First, let's look at the two lines: $y_1 = 99x$ and $y_2 = -x/99$.

When we talk about the "steepness" of a line, we call it the "slope."
The slope of the first line, $y_1 = 99x$, is 99. Wow, that's super steep! Imagine climbing a really tall hill almost straight up.
The slope of the second line, $y_2 = -x/99$ (which is the same as $y_2 = (-1/99)x$), is -1/99. That's super flat, and it goes downhill!

Now, a cool math trick for lines that are perpendicular (that means they cross each other to make a perfect square corner, like the corner of a wall!) is that their slopes are "opposite and flipped."
Let's check our lines:
1. Take the slope of the first line: 99.
2. Flip it over (make it a fraction with 1 on top): $1/99$.
3. Make it "opposite" (change its sign): $-1/99$.
Guess what? That's exactly the slope of the second line! Since their slopes are opposite and flipped, these two lines are definitely perpendicular in math!

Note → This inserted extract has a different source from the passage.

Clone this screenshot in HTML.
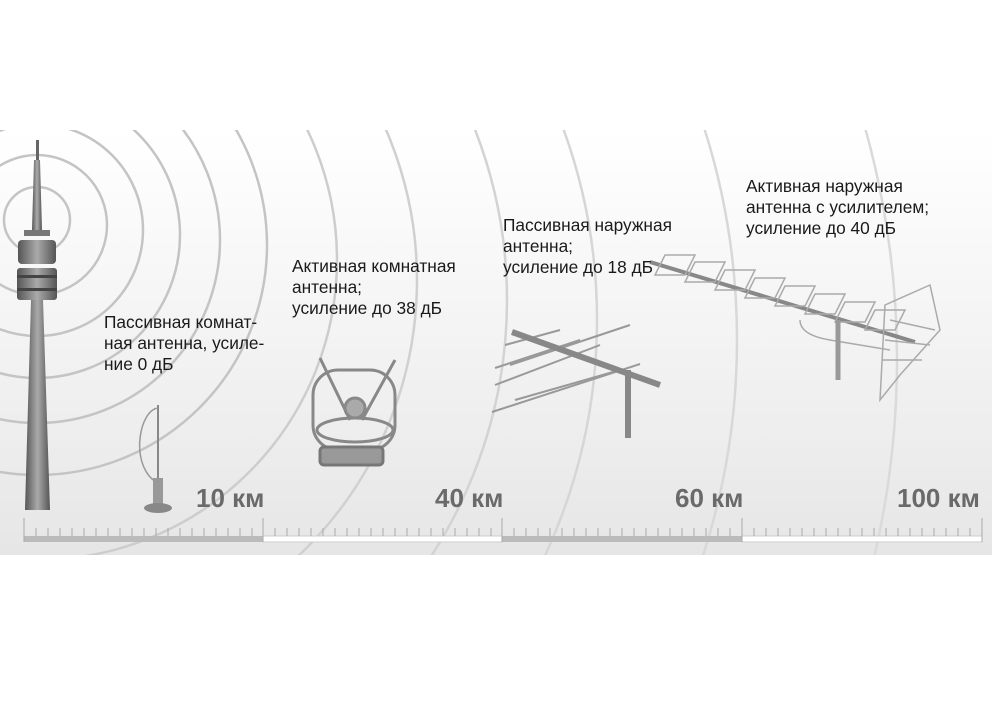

But here's the tricky part with graphing calculators:
Most calculators don't make the distance for one unit on the 'x' axis look the same as one unit on the 'y' axis. They often "squish" the graph in one direction.
Since $y_1 = 99x$ is so incredibly steep, it will look almost like a vertical line on the screen. And $y_2 = -x/99$ is so incredibly flat, it will look almost like a horizontal line.
When you have a line that looks almost vertical and another that looks almost horizontal, they probably won't *look* like they form a perfect 90-degree corner unless your calculator's screen is set up perfectly (sometimes called a "square" window setting).

So, to answer your questions:
1. **Do the lines appear to be perpendicular?** No, on a standard calculator screen, they usually won't look like they make a perfect corner because the graph is often stretched or squished.
2. **Should they appear perpendicular?** Yes! In math, these lines *are* truly perpendicular because their slopes are negative reciprocals (opposite and flipped). It's just the calculator's screen that can play tricks on your eyes!